Can the President Go to Jail for Committing a Crime?
Examining the intersection of executive power and criminal law, this article clarifies the distinct paths and legal barriers to a president's accountability.
Examining the intersection of executive power and criminal law, this article clarifies the distinct paths and legal barriers to a president's accountability.
The question of whether a president can face imprisonment for a crime is one of the most complex in American law. It involves a balance between the principle that no one is above the law and the necessity of allowing the nation’s chief executive to perform their duties without undue interference. There is no simple answer, as the possibility of prosecution and punishment depends heavily on timing, the nature of the crime, and the specific legal mechanism being used.

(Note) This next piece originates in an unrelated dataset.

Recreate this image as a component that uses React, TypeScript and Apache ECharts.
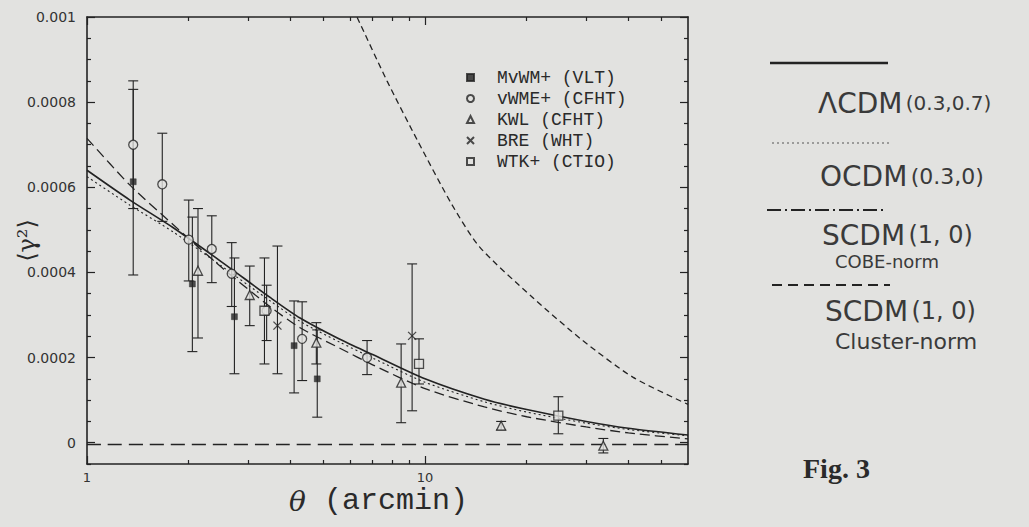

A primary barrier to jailing a sitting president is a long-standing policy from the Department of Justice’s Office of Legal Counsel (OLC). This policy, first articulated in a 1973 memorandum and reaffirmed in 2000, concludes that a sitting president cannot be subjected to federal criminal indictment or prosecution. The core rationale is that the burdens of a criminal trial would unconstitutionally cripple the executive branch, as a president facing prosecution would be consumed by a legal defense, preventing them from fulfilling their constitutional obligations.
This protection is a matter of internal DOJ policy and constitutional interpretation, not an explicit clause in the Constitution itself. It functions as a temporary immunity, shielding the president from the judicial process only while they hold office. The policy effectively delays any potential federal prosecution until after the president’s term has ended, whether through resignation, impeachment and removal, or the completion of their time in office.
The U.S. Constitution provides a specific method for addressing presidential misconduct while in office: the impeachment process. This is a political remedy, not a criminal one. The process begins in the House of Representatives, which has the sole power to impeach—formally charge—a president for “Treason, Bribery, or other high Crimes and Misdemeanors” with a simple majority vote. Once impeached, the president faces a trial in the Senate, with the Chief Justice of the Supreme Court presiding.
A conviction requires a two-thirds supermajority vote of the senators present. The only punishments the Senate can impose are removal from office and, by a subsequent simple majority vote, disqualification from holding any future federal office. Jail time is not a possible outcome of an impeachment trial. However, the Constitution’s Impeachment Judgment Clause explicitly states that a person convicted and removed from office “shall nevertheless be liable and subject to Indictment, Trial, Judgment and Punishment, according to Law.”
Once a president leaves office, the temporary immunity from federal prosecution afforded by the OLC policy vanishes. A former president can be investigated and criminally charged for actions taken before, during, or after their time in office, placing them in the same position as any other private citizen. The statute of limitations for many federal crimes is paused during the president’s term, ensuring that accountability is delayed, not denied.
A legal question in any prosecution of a former president is the distinction between “official acts” and private conduct. In the 2024 case Trump v. United States, the Supreme Court ruled that former presidents have absolute immunity from criminal prosecution for “core” official acts derived from their constitutional powers. For other official acts on the “outer perimeter” of their duties, they enjoy a presumptive immunity that prosecutors must overcome. However, the Court affirmed that presidents have no immunity for unofficial, private acts.
The Department of Justice policy preventing the indictment of a sitting president applies only to federal prosecutors. It does not legally bind the thousands of state and local prosecutors across the country, creating a distinct and legally unsettled area of law.
The primary argument against allowing such prosecutions is rooted in the Supremacy Clause of the Constitution. This argument posits that a state-level criminal proceeding against a sitting president would impermissibly interfere with the functions of the federal government, effectively allowing a single state to incapacitate the nation’s leader. Conversely, others argue that states have a right to enforce their own laws. While the Supreme Court has affirmed in cases like Trump v. Vance that a sitting president is not immune from state criminal subpoenas, it has not resolved the ultimate question of whether a full prosecution can proceed while the president is in office.
The president’s pardon power, found in Article II of the Constitution, is a broad tool for granting clemency but has clear limits relevant to potential criminal liability. The primary limitation is that the power applies only to “Offenses against the United States,” meaning federal crimes.
Furthermore, the Constitution explicitly states that the pardon power does not apply “in Cases of Impeachment.” The question of whether a president can pardon themselves for federal crimes is one of the most debated and legally untested issues in American constitutional law. There is no precedent, and legal scholars are divided.